◆ Stated task ◆
Exactly as written, please set down all of the entries again, with no pictures.

◆ A run of records ◆

>> Start

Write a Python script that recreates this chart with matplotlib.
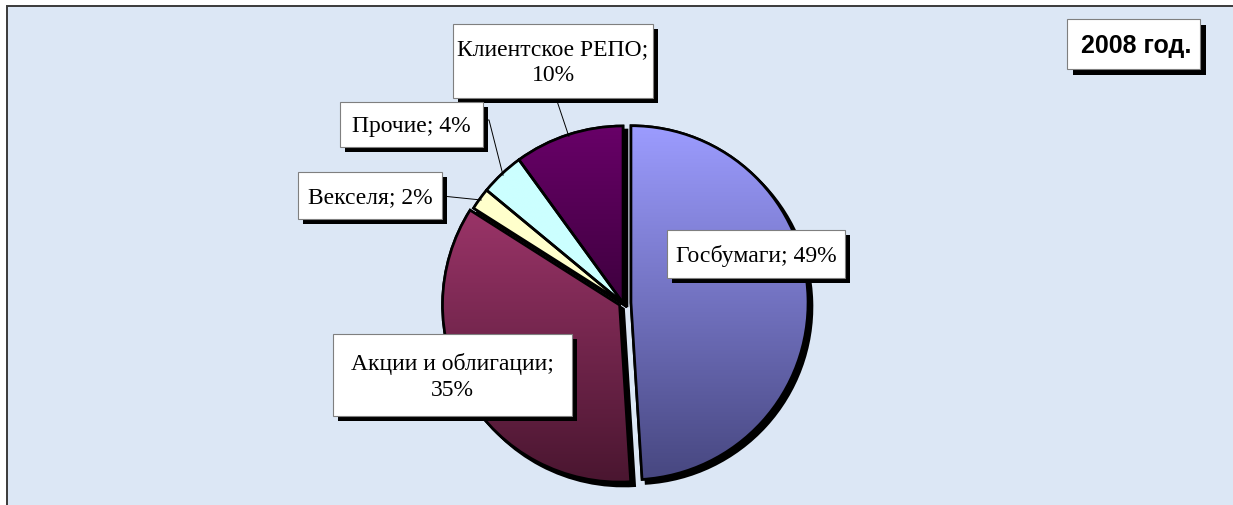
import numpy as np
import matplotlib.pyplot as plt
from matplotlib.colors import LinearSegmentedColormap
from matplotlib.patches import Rectangle, Wedge

# data
labels = ['Госбумаги', 'Акции и облигации', 'Векселя', 'Прочие', 'Клиентское РЕПО']
values = [49, 35, 2, 4, 10]
label_texts = ['Госбумаги; 49%', 'Акции и облигации;\n35%', 'Векселя; 2%',
               'Прочие; 4%', 'Клиентское РЕПО;\n10%']
title = '2008 год.'

# styling
top_colors = ['#9C9CFF', '#9A3468', '#FFFFCC', '#CCFFFF', '#680068']
bottom_colors = ['#474780', '#4A1630', '#FFFFCC', '#CCFFFF', '#3E003E']

W, H = 1233, 506
cx, cy, R = 623, 304, 177
explode = [8, 4, 0, 0, 0]  # pixels

# label boxes (x0, y0, x1, y1) in pixels, image coords
boxes = [(667, 231, 845, 279), (333, 335, 572, 417), (298, 173, 442, 220),
         (340, 103, 483, 148), (453, 25, 653, 99)]

fig = plt.figure(figsize=(W / 100, H / 100), dpi=100)
fig.patch.set_facecolor('white')
ax = fig.add_axes([0, 0, 1, 1])
ax.axis('off')

ax.add_patch(Rectangle((7, 7), W, H, facecolor='#DCE7F5', edgecolor='#3A3A3A',
                       lw=1.4, zorder=0))

# y axis inverted -> counterclock=True draws clockwise on screen, 270 = up
wedges, _ = ax.pie(values, startangle=270, counterclock=True, explode=explode,
                   center=(cx, cy), radius=R, frame=True,
                   wedgeprops=dict(edgecolor='black', linewidth=1.9))

for i, w in enumerate(wedges):
    w.set_zorder(3)
    # shadow
    sh = Wedge((w.center[0] + 4, w.center[1] + 4), w.r, w.theta1, w.theta2,
               facecolor='black', edgecolor='black', lw=1.9, zorder=2)
    ax.add_patch(sh)
    # vertical gradient
    ext = w.get_path().get_extents()
    cmap = LinearSegmentedColormap.from_list('g%d' % i, [top_colors[i], bottom_colors[i]])
    grad = np.linspace(0, 1, 256).reshape(-1, 1)
    im = ax.imshow(grad, cmap=cmap, aspect='auto', origin='upper',
                   extent=(ext.x0, ext.x1, ext.y1, ext.y0), zorder=3.5,
                   interpolation='bilinear')
    im.set_clip_path(w)
    edge = Wedge(w.center, w.r, w.theta1, w.theta2, facecolor='none',
                 edgecolor='black', lw=1.9, zorder=4)
    ax.add_patch(edge)

# leader lines for the small slices
for i, start in [(2, (442, 197)), (3, (483, 121)), (4, (556, 99))]:
    w = wedges[i]
    mid = np.deg2rad((w.theta1 + w.theta2) / 2)
    ex = w.center[0] + R * 0.99 * np.cos(mid)
    ey = w.center[1] + R * 0.99 * np.sin(mid)
    if i == 3:
        ax.plot([start[0], start[0] + 6, ex], [start[1], start[1], ey],
                color='black', lw=0.7, zorder=5)
    else:
        ax.plot([start[0], ex], [start[1], ey], color='black', lw=0.7, zorder=5)

# label boxes
for (x0, y0, x1, y1), txt in zip(boxes, label_texts):
    ax.add_patch(Rectangle((x0 + 5, y0 + 5), x1 - x0, y1 - y0,
                           facecolor='black', edgecolor='none', zorder=6))
    ax.add_patch(Rectangle((x0, y0), x1 - x0, y1 - y0, facecolor='white',
                           edgecolor='#7F7F7F', lw=0.8, zorder=7))
    ax.text((x0 + x1) / 2, (y0 + y1) / 2 + 1, txt, ha='center', va='center',
            family='Liberation Serif', fontsize=17, linespacing=1.3, zorder=8)

# year box
tx0, ty0, tx1, ty1 = 1067, 20, 1200, 70
ax.add_patch(Rectangle((tx0 + 6, ty0 + 6), tx1 - tx0, ty1 - ty0,
                       facecolor='black', edgecolor='none', zorder=6))
ax.add_patch(Rectangle((tx0, ty0), tx1 - tx0, ty1 - ty0, facecolor='white',
                       edgecolor='#7F7F7F', lw=0.8, zorder=7))
ax.text((tx0 + tx1) / 2 + 3, (ty0 + ty1) / 2 + 1, title, ha='center', va='center',
        family='Liberation Sans', fontweight='bold', fontsize=18, zorder=8)

ax.set_aspect('auto')
ax.set_xlim(0, W)
ax.set_ylim(H, 0)

fig.savefig('out.png', dpi=100, facecolor=fig.get_facecolor())
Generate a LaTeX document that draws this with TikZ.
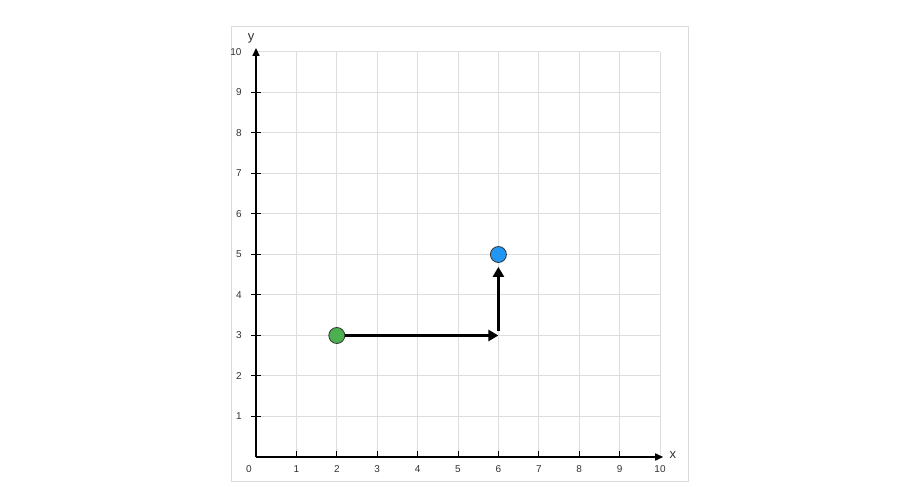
\documentclass[tikz,border=0pt]{standalone}
\usepackage{fontspec}
\setmainfont{Liberation Sans}
\usetikzlibrary{arrows.meta}
\definecolor{gridc}{HTML}{DDDDDD}
\definecolor{framec}{HTML}{DADADA}
\definecolor{labc}{HTML}{333333}
\definecolor{greenpt}{HTML}{4CAF50}
\definecolor{bluept}{HTML}{2196F3}
\tikzset{
  gridline/.style={draw=gridc, line width=1pt},
  axisline/.style={draw=black, line width=1.6pt, -{Triangle[length=8pt,width=7pt]}},
  tickmark/.style={draw=black, line width=1pt},
  ticklab/.style={font=\fontsize{10}{11}\selectfont, text=labc, inner sep=0pt},
  axislab/.style={font=\fontsize{13}{14}\selectfont, text=labc, inner sep=0pt},
  dot/.style={circle, draw=black!80, line width=0.8pt, minimum size=16pt, inner sep=0pt},
  movearrow/.style={draw=black, line width=3.4pt, -{Triangle[length=10pt,width=11pt]}}
}
\begin{document}
\begin{tikzpicture}[x=40.4pt,y=40.5pt]
\useasboundingbox[fill=white] (-256pt,-45pt) rectangle (661pt,457pt);
\draw[framec, line width=1pt] (-25pt,-25pt) rectangle (432pt,430pt);
% grid
\foreach \i in {1,...,10} {
  \draw[gridline] (\i,0) -- (\i,10);
  \draw[gridline] (0,\i) -- (10,\i);
}
% ticks
\foreach \i in {1,...,9} {
  \draw[tickmark] (\i,0) -- ++(0,6pt);
  \draw[tickmark] (-5pt,\i) -- ++(10pt,0);
  \node[ticklab] at (\i,-12pt) {\i};
  \node[ticklab] at (-17pt,\i) {\i};
}
\node[ticklab] at (10,-12pt) {10};
\node[ticklab] at (-20pt,10) {10};
\node[ticklab] at (-7pt,-12pt) {0};
% axes
\draw[axisline] (0,0) -- (10.08,0);
\draw[axisline] (0,0) -- (0,10.1);
\node[axislab] (xl) at (10.32,0.05) {x};
\node[axislab] (yl) at (-0.12,10.33) {y};
% points
\node[dot, fill=greenpt] (g) at (2,3) {};
\node[dot, fill=bluept] (b) at (6,5) {};
\coordinate (c) at (6,3);
\draw[movearrow] (g) -- (c);
\draw[movearrow, shorten <=4pt, shorten >=4pt] (c) -- (b);
\end{tikzpicture}
\end{document}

>> End

◆ The reply ◆
Write a Python script that recreates this chart with matplotlib.
import numpy as np
import matplotlib.pyplot as plt
from matplotlib.colors import LinearSegmentedColormap
from matplotlib.patches import Rectangle, Wedge

# data
labels = ['Госбумаги', 'Акции и облигации', 'Векселя', 'Прочие', 'Клиентское РЕПО']
values = [49, 35, 2, 4, 10]
label_texts = ['Госбумаги; 49%', 'Акции и облигации;\n35%', 'Векселя; 2%',
               'Прочие; 4%', 'Клиентское РЕПО;\n10%']
title = '2008 год.'

# styling
top_colors = ['#9C9CFF', '#9A3468', '#FFFFCC', '#CCFFFF', '#680068']
bottom_colors = ['#474780', '#4A1630', '#FFFFCC', '#CCFFFF', '#3E003E']

W, H = 1233, 506
cx, cy, R = 623, 304, 177
explode = [8, 4, 0, 0, 0]  # pixels

# label boxes (x0, y0, x1, y1) in pixels, image coords
boxes = [(667, 231, 845, 279), (333, 335, 572, 417), (298, 173, 442, 220),
         (340, 103, 483, 148), (453, 25, 653, 99)]

fig = plt.figure(figsize=(W / 100, H / 100), dpi=100)
fig.patch.set_facecolor('white')
ax = fig.add_axes([0, 0, 1, 1])
ax.axis('off')

ax.add_patch(Rectangle((7, 7), W, H, facecolor='#DCE7F5', edgecolor='#3A3A3A',
                       lw=1.4, zorder=0))

# y axis inverted -> counterclock=True draws clockwise on screen, 270 = up
wedges, _ = ax.pie(values, startangle=270, counterclock=True, explode=explode,
                   center=(cx, cy), radius=R, frame=True,
                   wedgeprops=dict(edgecolor='black', linewidth=1.9))

for i, w in enumerate(wedges):
    w.set_zorder(3)
    # shadow
    sh = Wedge((w.center[0] + 4, w.center[1] + 4), w.r, w.theta1, w.theta2,
               facecolor='black', edgecolor='black', lw=1.9, zorder=2)
    ax.add_patch(sh)
    # vertical gradient
    ext = w.get_path().get_extents()
    cmap = LinearSegmentedColormap.from_list('g%d' % i, [top_colors[i], bottom_colors[i]])
    grad = np.linspace(0, 1, 256).reshape(-1, 1)
    im = ax.imshow(grad, cmap=cmap, aspect='auto', origin='upper',
                   extent=(ext.x0, ext.x1, ext.y1, ext.y0), zorder=3.5,
                   interpolation='bilinear')
    im.set_clip_path(w)
    edge = Wedge(w.center, w.r, w.theta1, w.theta2, facecolor='none',
                 edgecolor='black', lw=1.9, zorder=4)
    ax.add_patch(edge)

# leader lines for the small slices
for i, start in [(2, (442, 197)), (3, (483, 121)), (4, (556, 99))]:
    w = wedges[i]
    mid = np.deg2rad((w.theta1 + w.theta2) / 2)
    ex = w.center[0] + R * 0.99 * np.cos(mid)
    ey = w.center[1] + R * 0.99 * np.sin(mid)
    if i == 3:
        ax.plot([start[0], start[0] + 6, ex], [start[1], start[1], ey],
                color='black', lw=0.7, zorder=5)
    else:
        ax.plot([start[0], ex], [start[1], ey], color='black', lw=0.7, zorder=5)

# label boxes
for (x0, y0, x1, y1), txt in zip(boxes, label_texts):
    ax.add_patch(Rectangle((x0 + 5, y0 + 5), x1 - x0, y1 - y0,
                           facecolor='black', edgecolor='none', zorder=6))
    ax.add_patch(Rectangle((x0, y0), x1 - x0, y1 - y0, facecolor='white',
                           edgecolor='#7F7F7F', lw=0.8, zorder=7))
    ax.text((x0 + x1) / 2, (y0 + y1) / 2 + 1, txt, ha='center', va='center',
            family='Liberation Serif', fontsize=17, linespacing=1.3, zorder=8)

# year box
tx0, ty0, tx1, ty1 = 1067, 20, 1200, 70
ax.add_patch(Rectangle((tx0 + 6, ty0 + 6), tx1 - tx0, ty1 - ty0,
                       facecolor='black', edgecolor='none', zorder=6))
ax.add_patch(Rectangle((tx0, ty0), tx1 - tx0, ty1 - ty0, facecolor='white',
                       edgecolor='#7F7F7F', lw=0.8, zorder=7))
ax.text((tx0 + tx1) / 2 + 3, (ty0 + ty1) / 2 + 1, title, ha='center', va='center',
        family='Liberation Sans', fontweight='bold', fontsize=18, zorder=8)

ax.set_aspect('auto')
ax.set_xlim(0, W)
ax.set_ylim(H, 0)

fig.savefig('out.png', dpi=100, facecolor=fig.get_facecolor())
Generate a LaTeX document that draws this with TikZ.
\documentclass[tikz,border=0pt]{standalone}
\usepackage{fontspec}
\setmainfont{Liberation Sans}
\usetikzlibrary{arrows.meta}
\definecolor{gridc}{HTML}{DDDDDD}
\definecolor{framec}{HTML}{DADADA}
\definecolor{labc}{HTML}{333333}
\definecolor{greenpt}{HTML}{4CAF50}
\definecolor{bluept}{HTML}{2196F3}
\tikzset{
  gridline/.style={draw=gridc, line width=1pt},
  axisline/.style={draw=black, line width=1.6pt, -{Triangle[length=8pt,width=7pt]}},
  tickmark/.style={draw=black, line width=1pt},
  ticklab/.style={font=\fontsize{10}{11}\selectfont, text=labc, inner sep=0pt},
  axislab/.style={font=\fontsize{13}{14}\selectfont, text=labc, inner sep=0pt},
  dot/.style={circle, draw=black!80, line width=0.8pt, minimum size=16pt, inner sep=0pt},
  movearrow/.style={draw=black, line width=3.4pt, -{Triangle[length=10pt,width=11pt]}}
}
\begin{document}
\begin{tikzpicture}[x=40.4pt,y=40.5pt]
\useasboundingbox[fill=white] (-256pt,-45pt) rectangle (661pt,457pt);
\draw[framec, line width=1pt] (-25pt,-25pt) rectangle (432pt,430pt);
% grid
\foreach \i in {1,...,10} {
  \draw[gridline] (\i,0) -- (\i,10);
  \draw[gridline] (0,\i) -- (10,\i);
}
% ticks
\foreach \i in {1,...,9} {
  \draw[tickmark] (\i,0) -- ++(0,6pt);
  \draw[tickmark] (-5pt,\i) -- ++(10pt,0);
  \node[ticklab] at (\i,-12pt) {\i};
  \node[ticklab] at (-17pt,\i) {\i};
}
\node[ticklab] at (10,-12pt) {10};
\node[ticklab] at (-20pt,10) {10};
\node[ticklab] at (-7pt,-12pt) {0};
% axes
\draw[axisline] (0,0) -- (10.08,0);
\draw[axisline] (0,0) -- (0,10.1);
\node[axislab] (xl) at (10.32,0.05) {x};
\node[axislab] (yl) at (-0.12,10.33) {y};
% points
\node[dot, fill=greenpt] (g) at (2,3) {};
\node[dot, fill=bluept] (b) at (6,5) {};
\coordinate (c) at (6,3);
\draw[movearrow] (g) -- (c);
\draw[movearrow, shorten <=4pt, shorten >=4pt] (c) -- (b);
\end{tikzpicture}
\end{document}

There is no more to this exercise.